Your computer is a distributed system
Most computers are essentially a distributed system internally,
and provide their more familiar programming interface as an abstraction on top of that.
Piercing through these abstractions can yield greater performance,
but most programmers do not need to do so.
This is something unique:
an abstraction that hides the distributed nature of a system
and actually succeeds.
Many have observed that today's computers are distributed systems
implementing the abstraction of the shared-memory multiprocessor.
The wording in the title is from the 2009 paper
"Your computer is already a distributed system.

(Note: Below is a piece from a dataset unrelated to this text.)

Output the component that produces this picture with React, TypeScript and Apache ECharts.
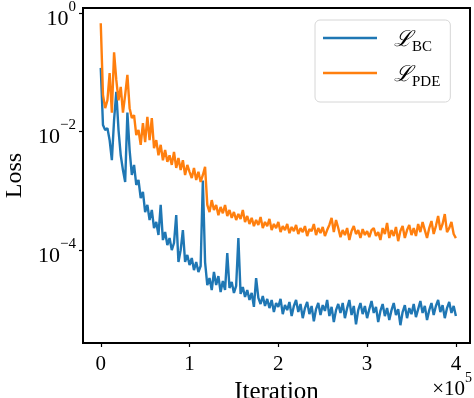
import React, { useEffect, useRef } from 'react';
import * as echarts from 'echarts';

// Iterations are logged every 2500 steps (0 .. 400000)
const ITER_STEP = 2500;

const lossBC = [
  1.2e-1, 1.3e-2, 1.07e-2, 1.15e-2, 7.2e-3, 3.3e-3, 1.58e-2, 4.7e-2, 1.07e-2, 4.0e-3,
  2.25e-3, 1.42e-3, 2.1e-2, 4.9e-3, 1.86e-3, 2.75e-3, 1.26e-3, 1.53e-3, 7.6e-4, 9.6e-4,
  4.4e-4, 5.8e-4, 3.23e-4, 4.76e-4, 2.36e-4, 2.99e-4, 1.8e-4, 5.8e-4, 1.48e-4, 2.02e-4,
  1.22e-4, 1.6e-4, 1.0e-4, 1.32e-4, 3.9e-4, 6.3e-5, 1.0e-4, 2.18e-4, 6.3e-5, 8.3e-5,
  5.6e-5, 7.35e-5, 4.6e-5, 6.3e-5, 4.27e-5, 5.4e-5, 1.5e-3, 6.3e-5, 2.57e-5, 3.38e-5,
  2.12e-5, 4.27e-5, 2.57e-5, 3.65e-5, 1.96e-5, 3.0e-5, 2.12e-5, 8.9e-5, 2.29e-5, 2.9e-5,
  1.89e-5, 2.48e-5, 1.6e-4, 1.82e-5, 2.38e-5, 1.62e-5, 2.12e-5, 1.44e-5, 1.89e-5, 1.1e-5,
  3.38e-5, 1.56e-5, 1.23e-5, 1.68e-5, 1.14e-5, 1.5e-5, 1.05e-5, 1.44e-5, 9.0e-6, 1.28e-5,
  1.1e-5, 1.5e-5, 8.3e-6, 1.18e-5, 9.7e-6, 1.33e-5, 7.7e-6, 1.14e-5, 1.44e-5, 9.0e-6,
  1.23e-5, 7.1e-6, 1.05e-5, 1.33e-5, 8.3e-6, 1.14e-5, 6.3e-6, 1.01e-5, 1.28e-5, 8.0e-6,
  1.18e-5, 9.4e-6, 1.44e-5, 7.7e-6, 1.1e-5, 6.1e-6, 9.7e-6, 1.23e-5, 8.7e-6, 1.28e-5,
  7.1e-6, 1.05e-5, 1.44e-5, 8.0e-6, 1.14e-5, 5.6e-6, 9.7e-6, 1.28e-5, 8.3e-6, 1.14e-5,
  7.1e-6, 1.01e-5, 1.38e-5, 8.7e-6, 1.1e-5, 6.1e-6, 9.4e-6, 1.23e-5, 7.7e-6, 1.05e-5,
  6.6e-6, 9.7e-6, 1.28e-5, 8.0e-6, 1.01e-5, 5.4e-6, 9.0e-6, 1.18e-5, 7.1e-6, 1.05e-5,
  8.3e-6, 1.23e-5, 7.4e-6, 1.01e-5, 1.38e-5, 8.7e-6, 1.14e-5, 6.6e-6, 9.7e-6, 1.28e-5,
  8.0e-6, 1.14e-5, 1.44e-5, 9.0e-6, 1.18e-5, 7.1e-6, 1.05e-5, 1.33e-5, 8.7e-6, 1.14e-5,
  7.7e-6,
];

const lossPDE = [
  6.8e-1, 4.2e-2, 2.5e-2, 3.4e-2, 9.8e-2, 2.1e-2, 2.2e-1, 7.5e-2, 3.4e-2, 5.7e-2,
  2.1e-2, 4.2e-2, 9.1e-2, 2.5e-2, 1.7e-2, 1.9e-2, 8.8e-3, 1.07e-2, 6.0e-3, 1.4e-2,
  6.7e-3, 1.78e-2, 7.2e-3, 1.7e-2, 5.3e-3, 7.2e-3, 4.0e-3, 6.0e-3, 3.3e-3, 4.9e-3,
  3.1e-3, 4.0e-3, 2.75e-3, 4.55e-3, 2.45e-3, 3.6e-3, 2.25e-3, 3.3e-3, 1.86e-3, 2.75e-3,
  2.1e-3, 1.65e-3, 2.45e-3, 1.53e-3, 2.1e-3, 1.42e-3, 1.86e-3, 2.55e-3, 5.8e-4, 4.4e-4,
  7.0e-4, 4.76e-4, 5.8e-4, 3.9e-4, 5.35e-4, 4.2e-4, 5.8e-4, 3.77e-4, 4.76e-4, 3.5e-4,
  4.4e-4, 3.23e-4, 4.07e-4, 3.36e-4, 4.76e-4, 2.99e-4, 3.77e-4, 2.76e-4, 3.5e-4, 2.55e-4,
  3.23e-4, 2.66e-4, 3.63e-4, 2.36e-4, 2.99e-4, 2.55e-4, 3.36e-4, 2.18e-4, 2.76e-4, 2.36e-4,
  2.99e-4, 2.02e-4, 2.55e-4, 2.18e-4, 2.76e-4, 1.94e-4, 2.46e-4, 2.1e-4, 2.66e-4, 1.87e-4,
  2.36e-4, 2.02e-4, 2.55e-4, 1.73e-4, 2.27e-4, 2.1e-4, 2.76e-4, 1.8e-4, 2.36e-4, 1.94e-4,
  2.46e-4, 1.73e-4, 2.18e-4, 2.66e-4, 3.5e-4, 2.02e-4, 3.23e-4, 2.36e-4, 1.66e-4, 2.18e-4,
  1.8e-4, 2.36e-4, 1.48e-4, 2.1e-4, 2.55e-4, 1.87e-4, 2.18e-4, 1.6e-4, 2.27e-4, 1.8e-4,
  2.1e-4, 1.66e-4, 2.18e-4, 2.36e-4, 1.73e-4, 2.02e-4, 1.48e-4, 2.36e-4, 1.87e-4, 2.87e-4,
  1.6e-4, 2.18e-4, 1.73e-4, 2.46e-4, 1.42e-4, 2.1e-4, 2.55e-4, 1.6e-4, 2.18e-4, 2.66e-4,
  1.8e-4, 2.36e-4, 1.73e-4, 2.76e-4, 2.02e-4, 2.99e-4, 2.18e-4, 1.6e-4, 2.36e-4, 3.1e-4,
  1.87e-4, 2.55e-4, 3.77e-4, 2.18e-4, 2.76e-4, 4.07e-4, 2.02e-4, 2.36e-4, 2.99e-4, 1.87e-4,
  1.6e-4,
];

const xTicks = [0, 100000, 200000, 300000, 400000];
const yTicks = [1e-4, 1e-2, 1];

const X_MIN = -20000;
const X_MAX = 415900;
const Y_MIN = 2.7e-6;
const Y_MAX = 1.23;

// plot-area layout (pixels)
const W = 474;
const H = 398;
const G_LEFT = 83;
const G_RIGHT = 4;
const G_TOP = 8;
const G_BOTTOM = 55;

const FONT = '"Liberation Serif", "DejaVu Serif", serif';

export default function App() {
  const ref = useRef<HTMLDivElement>(null);

  useEffect(() => {
    if (!ref.current) return;
    const chart = echarts.init(ref.current, null, { renderer: 'svg' });
    const toPairs = (arr: number[]) => arr.map((v, i) => [i * ITER_STEP, v]);

    chart.setOption({
      animation: false,
      title: {
        text: '{a|\u00d710}{e|5}',
        right: 2,
        bottom: 0,
        padding: 0,
        textStyle: {
          fontWeight: 'normal',
          rich: {
            a: { fontFamily: FONT, fontSize: 21, fontWeight: 'normal', color: '#000', lineHeight: 28, verticalAlign: 'bottom' },
            e: { fontFamily: FONT, fontSize: 14, fontWeight: 'normal', color: '#000', lineHeight: 14, verticalAlign: 'top' },
          },
        },
      },
      grid: {
        left: G_LEFT,
        right: G_RIGHT,
        top: G_TOP,
        bottom: G_BOTTOM,
        outerBoundsMode: 'none',
        show: true,
        borderColor: '#000',
        borderWidth: 2,
      },
      xAxis: {
        type: 'value',
        min: X_MIN,
        max: X_MAX,
        name: 'Iteration',
        nameLocation: 'middle',
        nameGap: 30,
        nameTextStyle: { fontFamily: FONT, fontSize: 25, color: '#000' },
        axisLine: { show: true, onZero: false, lineStyle: { color: '#000', width: 2 } },
        splitLine: { show: false },
        axisTick: {
          show: true,
          length: 4,
          customValues: xTicks,
          lineStyle: { color: '#000', width: 1.2 },
        },
        axisLabel: {
          customValues: xTicks,
          margin: 9,
          fontFamily: FONT,
          fontSize: 21,
          color: '#000',
          formatter: (v: number) => String(Math.round(v / 100000)),
        },
      },
      yAxis: {
        type: 'log',
        min: Y_MIN,
        max: Y_MAX,
        name: 'Loss',
        nameLocation: 'middle',
        nameGap: 58,
        nameTextStyle: { fontFamily: FONT, fontSize: 24, color: '#000' },
        axisLine: { show: true, onZero: false, lineStyle: { color: '#000', width: 2 } },
        splitLine: { show: false },
        axisTick: {
          show: true,
          length: 4,
          customValues: yTicks,
          lineStyle: { color: '#000', width: 1.2 },
        },
        axisLabel: {
          customValues: yTicks,
          margin: 7,
          formatter: (v: number) => {
            const e = Math.round(Math.log10(v));
            return `{b|10}{e|${e < 0 ? '\u2212' + -e : e}}`;
          },
          rich: {
            b: { fontFamily: FONT, fontSize: 22, color: '#000', lineHeight: 30, verticalAlign: 'bottom' },
            e: { fontFamily: FONT, fontSize: 15, color: '#000', lineHeight: 16, verticalAlign: 'top' },
          },
        },
      },
      legend: {
        show: true,
        left: 315,
        top: 20,
        orient: 'vertical',
        icon: 'rect',
        itemWidth: 54,
        itemHeight: 2.5,
        itemGap: 9,
        padding: [7, 10, 14, 8],
        backgroundColor: '#fff',
        borderColor: '#d6d6d6',
        borderWidth: 1,
        borderRadius: 5,
        formatter: (name: string) => `{l|\u2112}{s|${name.slice(1)}}`,
        textStyle: {
          padding: [0, 0, 0, 12],
          rich: {
            l: { fontFamily: '"DejaVu Serif", serif', fontStyle: 'italic', fontSize: 22, color: '#000', lineHeight: 30, verticalAlign: 'middle' },
            s: { fontFamily: FONT, fontSize: 15, color: '#000', lineHeight: 20, verticalAlign: 'bottom' },
          },
        },
      },
      series: [
        {
          name: '\u2112BC',
          type: 'line',
          data: toPairs(lossBC),
          showSymbol: false,
          lineStyle: { width: 2.4, color: '#1f77b4' },
          itemStyle: { color: '#1f77b4' },
        },
        {
          name: '\u2112PDE',
          type: 'line',
          data: toPairs(lossPDE),
          showSymbol: false,
          lineStyle: { width: 2.4, color: '#ff7f0e' },
          itemStyle: { color: '#ff7f0e' },
        },
      ],
    });

    return () => chart.dispose();
  }, []);

  return (
    <div style={{ position: 'fixed', left: 0, top: 0, width: W, height: H }}>
      <div ref={ref} style={{ position: 'absolute', left: 0, top: 0, width: W, height: H }} />
      <div
        style={{
          position: 'absolute',
          left: G_LEFT - 1,
          top: G_TOP - 1,
          width: W - G_LEFT - G_RIGHT + 2,
          height: H - G_TOP - G_BOTTOM + 2,
          border: '2px solid #000',
          boxSizing: 'border-box',
          pointerEvents: 'none',
        }}
      />
    </div>
  );
}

Why isn't your OS?".
Some points from that and other sources:
- In a typical computer
there's many components running concurrently,
e.g. graphics cards, storage devices, network cards,
all running their own programs ("firmware") on their own cores,
independent of the main CPU
and communicating over the internal network (e.g. a PCI bus).
- Components can appear and disappear and
fail
independently,
up to and including CPU cores,
and other components have to
deal with this.
Much like on larger-scale unreliable networks,
timeouts
are used to detect communication failures.
- Components can be malicious and send adversarial inputs;
e.g., a malicious USB or Thunderbolt device
can try to exploit vulnerabilities in other hardware components in the system,
sometimes
successfully.
The system should be robust to such attacks,
just as with larger-scale distributed systems.
- These components are all updated on
their own schedule.
Often the computer's owner is
not allowed
to push their own updates to these components.
- The
latency
between different components of a computer is highly relevant;
e.g., the latency of communication between the CPU and main memory or storage devices
is huge compared to communication within the CPU.
- To reduce these latencies, we put caches in the middle,
just as we use caches and CDNs in larger distributed systems.
- Those caches themselves are sophisticated distributed systems,
implemented with
message passing
between individual cores.
Providing cache consistency has a latency
cost
just as it does in larger distributed systems.
As the shared-memory multiprocessor is actually a distributed system underneath,
we can, if necessary, reason explicitly about that underlying system
and use the same techniques that larger-scale distributed systems use:
- Performing operations closer to the data,
e.g. through compute elements embedded into
storage devices
and
network interfaces,
is faster.
- Offloading heavy computations to a "remote service" can be faster,
both because the service can run with
better resources,
and because the service will have
better locality.
- Communicating directly between devices
rather than going through the centralized main memory
reduces load on the CPU and improves latency.
- Using message passing instead of shared memory is
faster,
for the same reasons larger distributed systems don't use distributed shared memory.
But most programs do not do such things;
the abstraction of the shared-memory multiprocessor
is sufficient for most programs.
That this abstraction is successful is surprising.
In distributed systems,
it is often supposed that you cannot abstract away
the issues of distributed programming.
One classic and representative quote:
It is our contention that
a large number of things may now go wrong
due to the fact that
RPC tries to make remote procedure calls look exactly like local ones,
but is unable to do it perfectly.
Following this,
most approaches to large-scale distributed programming today
make the "distributed" part explicit:
They expose (and require programmers to deal with)
network failures, latency, insecure networks, partial failure, etc.
It's notoriously hard for programmers to deal with these issues.
So it is surprising to find that essentially all programs are written
in an environment that abstracts away its own distributed nature:
the shared-memory multiprocessor, as discussed above.
Such programs are filled with RPCs which appear as if they're local operations.
Accesses to memory and disk are synchronous RPCs to relatively distant hardware,
which block the execution of the program while waiting for a response.
But for most programs, this is completely fine.
This suggests that it may be possible to
abstract away the distributed nature
of larger-scale systems.
Perhaps eventually we can use the same abstractions for distributed systems of any size,
from individual computers to globe-spanning networks.